Police Chief Paul A. Nikas announced the closure and other changes to public access to the beach on March 23, saying they are based on the latest guidance from the state regarding social gathering limits.

On Monday, Governor Charlie Baker banned any gatherings of more than 10 people.

Ipswich decided on the restrictions in conjunction with the Trustees of Reservations, which owns about 1,300 acres of Crane Beach — the town owns the remaining 20 acres. The restrictions, which allow Ipswich residents to visit the beach three days a week, apply to both the Trustees’ and the town land, according to Peter Pinciaro, director of the Trustees’ Crane Estate, which includes the beach.

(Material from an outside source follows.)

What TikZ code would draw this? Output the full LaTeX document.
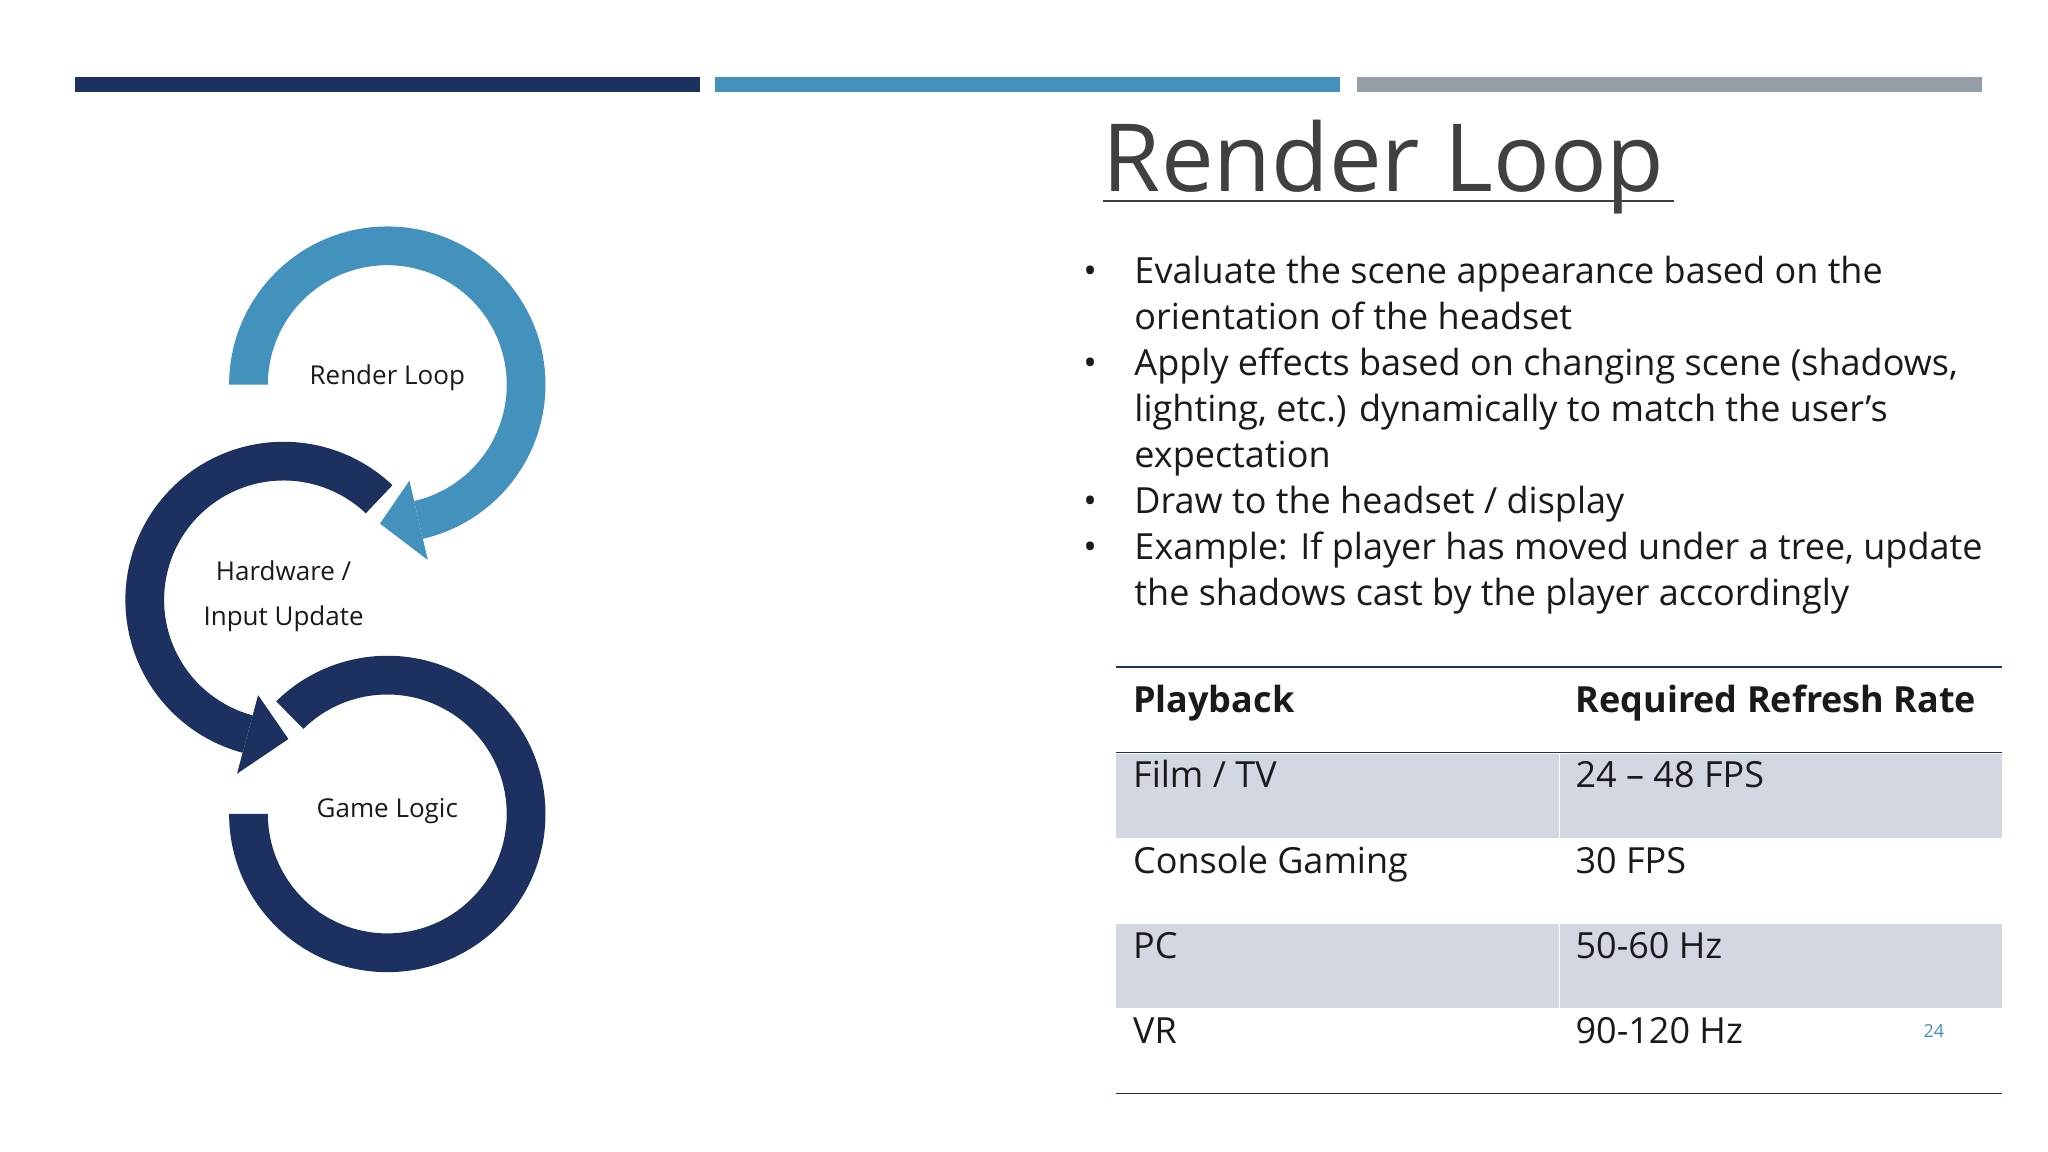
\documentclass[tikz,border=0pt]{standalone}
\usepackage{fontspec}
\setmainfont{Open Sans}
\usetikzlibrary{calc}
\definecolor{navy}{HTML}{1C3160}
\definecolor{midblue}{HTML}{4391BD}
\definecolor{greybar}{HTML}{959EA7}
\definecolor{rowshade}{HTML}{D3D7E1}
\definecolor{titlec}{HTML}{404040}
\definecolor{bodyc}{HTML}{1A1A1A}
\tikzset{
 body/.style={anchor=base west,inner sep=0pt,text=bodyc,font=\fontsize{36}{44}\selectfont},
 hdr/.style={body,font=\fontsize{36}{44}\selectfont\bfseries},
 lbl/.style={inner sep=0pt,text=bodyc,font=\fontsize{26}{32}\selectfont},
}
\begin{document}
\begin{tikzpicture}[x=1.3128pt,y=1.3128pt]
\useasboundingbox (0,0) rectangle (1560,-877.5);
\fill[white] (0,0) rectangle (1560,-877.5);
% bars
\fill[navy] (57,-59) rectangle (533,-70);
\fill[midblue] (545,-59) rectangle (1021,-70);
\fill[greybar] (1034,-59) rectangle (1510,-70);
% Render loop ring
\fill[midblue] (295,-293)++(180:120.5) arc[start angle=180,end angle=-77,radius=120.5] -- ($(295,-293)+(-77:91)$) arc[start angle=-77,end angle=180,radius=91] -- cycle;
\fill[midblue] ($(295,-293)+(-77:137)$) -- ($(295,-293)+(-93:106)$) -- ($(295,-293)+(-77:75)$) -- cycle;
% Hardware ring
\fill[navy] (216,-457)++(46.5:120.5) arc[start angle=46.5,end angle=255,radius=120.5] -- ($(216,-457)+(255:91)$) arc[start angle=255,end angle=46.5,radius=91] -- cycle;
\fill[navy] ($(216,-457)+(255:137)$) -- ($(216,-457)+(272:106)$) -- ($(216,-457)+(255:75)$) -- cycle;
% Game logic ring
\fill[navy] (295,-620)++(180:120.5) arc[start angle=180,end angle=494.6,radius=120.5] -- ($(295,-620)+(494.6:91)$) arc[start angle=494.6,end angle=180,radius=91] -- cycle;
\node[lbl] (rl) at (295,-288) {Render Loop};
\node[lbl] (hw1) at (216,-435) {Hardware /};
\node[lbl] (hw2) at (216,-471) {Input Update};
\node[lbl] (gl) at (295,-618) {Game Logic};
% title
\node[anchor=base west,inner sep=0pt,text=titlec,font=\fontsize{94}{110}\selectfont] (title) at (840,-146) {Render Loop};
\draw[titlec,line width=2.6pt] (840,-153) -- (1275,-153);
% bullets
\foreach \y/\t [count=\i] in {216/Evaluate the scene appearance based on the,251/orientation of the headset,286/{Apply effects based on changing scene (shadows,},321/{lighting, etc.) dynamically to match the user’s},356/expectation,391/{Draw to the headset / display},426/{Example: If player has moved under a tree, update},461/the shadows cast by the player accordingly}
  \node[body] (b\i) at (864,-\y) {\t};
\foreach \y [count=\i] in {216,286,391,426}
  \node[body] (d\i) at (825,-\y) {•};
% table
\fill[rowshade] (850,-574) rectangle (1525,-638);
\fill[rowshade] (850,-704) rectangle (1525,-768);
\draw[white,line width=1pt] (1188,-574) -- (1188,-638) (1188,-704) -- (1188,-768);
\draw[navy,line width=1.5pt] (850,-508) -- (1525,-508);
\draw[navy,line width=1.5pt] (850,-573) -- (1525,-573);
\draw[navy,line width=1.5pt] (850,-833) -- (1525,-833);
\node[hdr] (h1) at (863,-543) {Playback};
\node[hdr] (h2) at (1200,-543) {Required Refresh Rate};
\node[body] (r1a) at (863,-600) {Film / TV};
\node[body] (r1b) at (1200,-600) {24 – 48 FPS};
\node[body] (r2a) at (863,-665) {Console Gaming};
\node[body] (r2b) at (1200,-665) {30 FPS};
\node[body] (r3a) at (863,-730) {PC};
\node[body] (r3b) at (1200,-730) {50-60 Hz};
\node[body] (r4a) at (863,-795) {VR};
\node[body] (r4b) at (1200,-795) {90-120 Hz};
\node[inner sep=0pt,text=midblue,font=\fontsize{18}{20}\selectfont] (pg) at (1473,-785) {24};
\end{tikzpicture}
\end{document}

The Trustees also announced the closure of all its outdoor properties statewide through April 7. But in the case of Crane Beach, the organization agreed in discussions with town officials to allow Ipswich residents limited access to the Trustees’ portion of the beach, Pinciaro said.

Under the new restrictions, the entire beach is open to Ipswich residents on Fridays, Saturdays, and Sundays, from 9 a.m. to 5 p.m. Residents must have a 2019 or 2020 town beach sticker on their vehicles to access the beach.

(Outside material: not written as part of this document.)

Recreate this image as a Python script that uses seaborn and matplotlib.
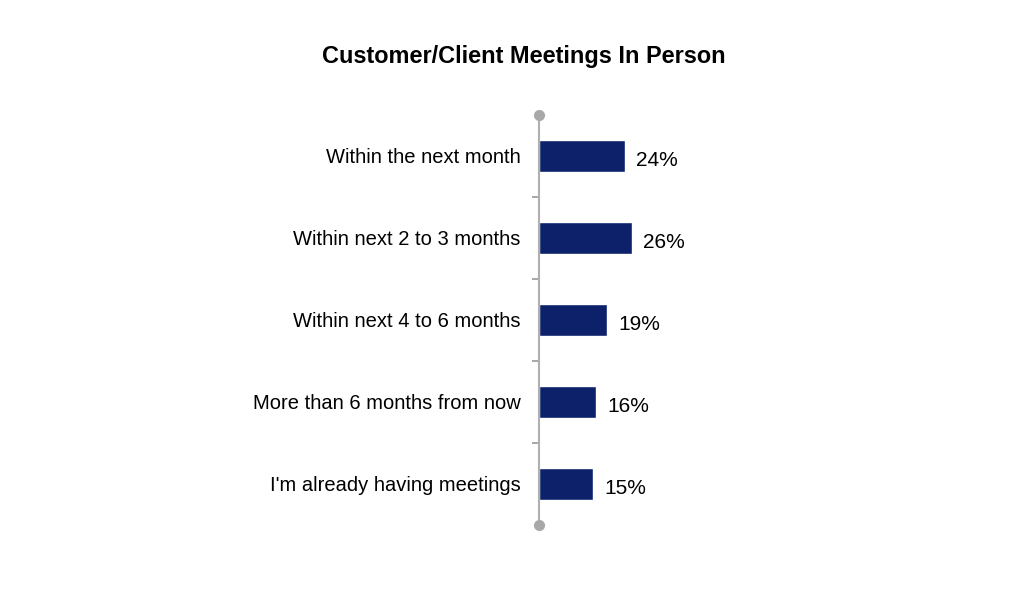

The beach is closed to all members of the public from Monday through Thursday. No dogs or horses are allowed on the beach. Anyone parked illegally along Argilla Road or at the beach gates will be ticketed and/or towed. All residents who visit the beach are encouraged to practice social distancing and appropriate personal hygiene.

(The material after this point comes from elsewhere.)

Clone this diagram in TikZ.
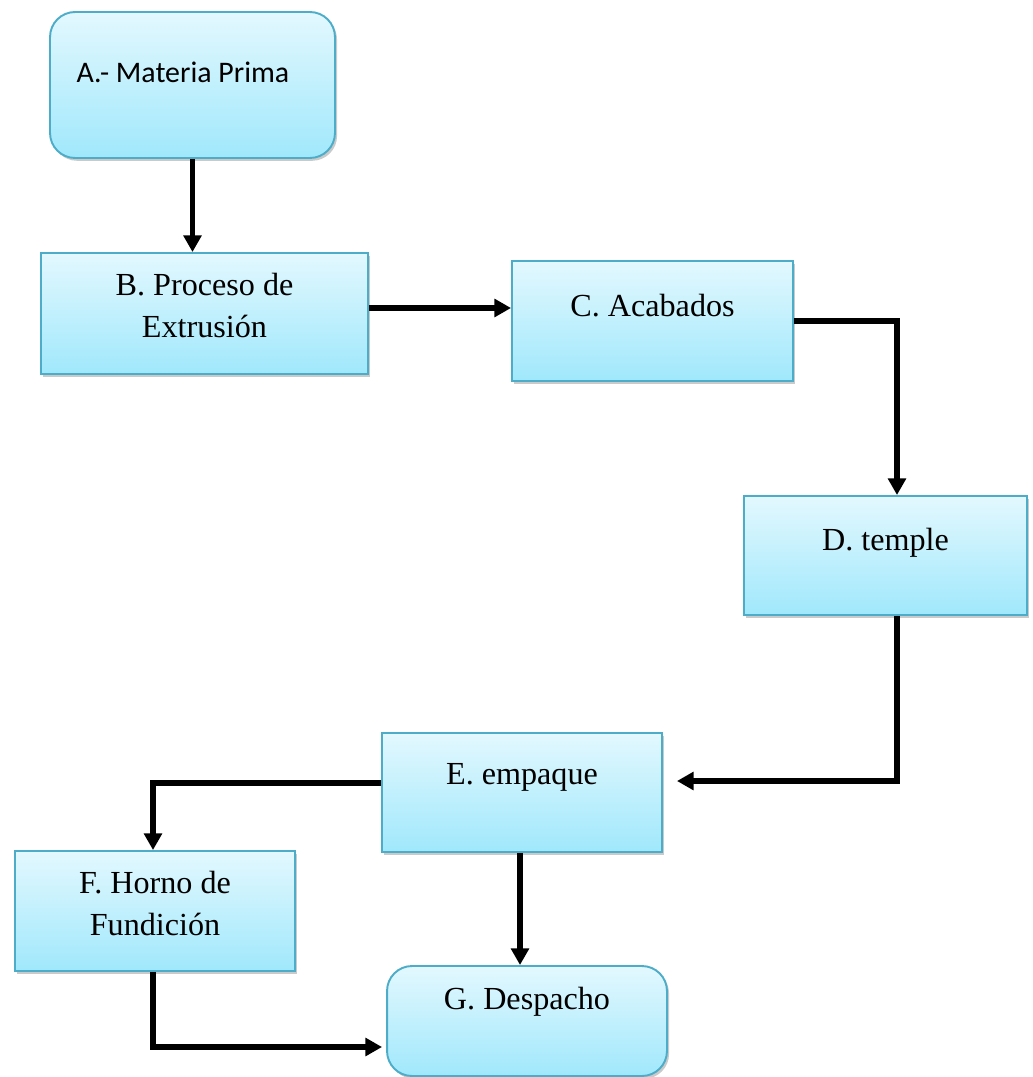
\documentclass[tikz,border=0pt]{standalone}
\usepackage{fontspec}
\setmainfont{Liberation Serif}
\newfontfamily\calibri{Carlito}
\usetikzlibrary{positioning,arrows.meta,calc,shadows}
\definecolor{boxtop}{HTML}{E3F8FE}
\definecolor{boxbot}{HTML}{A0E8FC}
\definecolor{boxline}{HTML}{4DADC8}
\definecolor{ink}{HTML}{000000}

\begin{document}
\begin{tikzpicture}[x=0.02cm, y=-0.02cm,
    stage/.style={draw=boxline, line width=1.1pt, top color=boxtop, bottom color=boxbot,
      drop shadow={shadow xshift=1.2pt, shadow yshift=-1.6pt, opacity=0.35, fill=black!60},
      inner sep=0pt},
    stagerd/.style={stage, rounded corners=0.5cm},
    lbl/.style={font=\fontsize{18.3}{24}\selectfont, align=center, text=ink},
    flow/.style={draw=ink, line width=3.3pt, -{Triangle[length=9.5pt,width=10pt]}}]
  \useasboundingbox (0,0) rectangle (1032,1077);
  % boxes
  \node[stagerd, minimum width=5.7cm, minimum height=2.92cm] (a) at (192.5,85) {};
  \node[stage, minimum width=6.54cm, minimum height=2.42cm] (b) at (204.5,313.5) {};
  \node[stage, minimum width=5.62cm, minimum height=2.4cm] (c) at (652.5,321) {};
  \node[stage, minimum width=5.66cm, minimum height=2.38cm] (d) at (885.5,555.5) {};
  \node[stage, minimum width=5.6cm, minimum height=2.38cm] (e) at (522,792.5) {};
  \node[stage, minimum width=5.6cm, minimum height=2.4cm] (f) at (155,911) {};
  \node[stagerd, minimum width=5.6cm, minimum height=2.2cm] (g) at (527,1021) {};
  % texts
  \node[lbl, font=\calibri\fontsize{17}{20}\selectfont] (ta) at (183,72) {A.- Materia Prima};
  \node[lbl] (tb) at ([yshift=-0.29cm]b.north) [below] {B. Proceso de\\ Extrusión};
  \node[lbl] (tc) at ([yshift=0.3cm]c.center) {C. Acabados};
  \node[lbl] (td) at ([yshift=0.25cm]d.center) {D. temple};
  \node[lbl] (te) at ([yshift=0.3cm]e.center) {E. empaque};
  \node[lbl] (tf) at ([yshift=-0.29cm]f.north) [below] {F. Horno de\\ Fundición};
  \node[lbl] (tg) at ([yshift=0.38cm]g.center) {G. Despacho};
  % connectors
  \draw[flow] (a.south) -- (a.south |- b.north);
  \draw[flow] ([yshift=0.11cm]b.east) -- ([yshift=0.11cm]b.east -| c.west);
  \draw[flow] (c.east) -| ([xshift=0.23cm]d.north);
  \draw[flow] ([xshift=0.23cm]d.south) |- ([xshift=0.28cm,yshift=0.23cm]e.east);
  \draw[flow] ([yshift=0.19cm]e.west) -| ([xshift=-0.04cm]f.north);
  \draw[flow] ([xshift=-0.04cm]e.south) -- ([xshift=-0.04cm]e.south |- g.north);
  \draw[flow] ([xshift=-0.04cm]f.south) |- ([xshift=-0.08cm,yshift=-0.52cm]g.west);
\end{tikzpicture}
\end{document}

“This decision was not made lightly, but in the interest of public health concerns for people using the beach and public safety personnel who need to control the crowds,” Nikas said in a statement. “These changes are a temporary measure designed to help ensure the health and safety of the community. We appreciate the public’s understanding and cooperation during these unique times.”


The Trustees’ closure of its outdoor properties follows a recent decision to close its indoor properties.

“We have seen in recent weeks a surge in visitation at our properties as many have sought to find a place to get out of their homes, to relieve their stress, and to simply get find solace in nature. We are grateful that our places have served this much-needed purpose in these unprecedented times,” Barbara Erickson, the Trustees’ president and CEO, said in a statement. “Now we close our properties to the public per the Governor’s orders in order to ensure the safety and well-being of the Commonwealth and our staff.”

“We recognize that many Trustees properties are without gates or barriers and are within safe walking distance from neighbors and others and could be safely visited within the parameters of the Governor’s directive,” Alicia Leuba, the Trustees’ vice president, said in a separate statement. “We ask that those who choose to visit our properties at this time, be respectful, follow guidelines about litter, safety, and dog behavior. However, we strongly encourage our visitors to avoid driving to our places in compliance with the spirit of the Governor’s request.”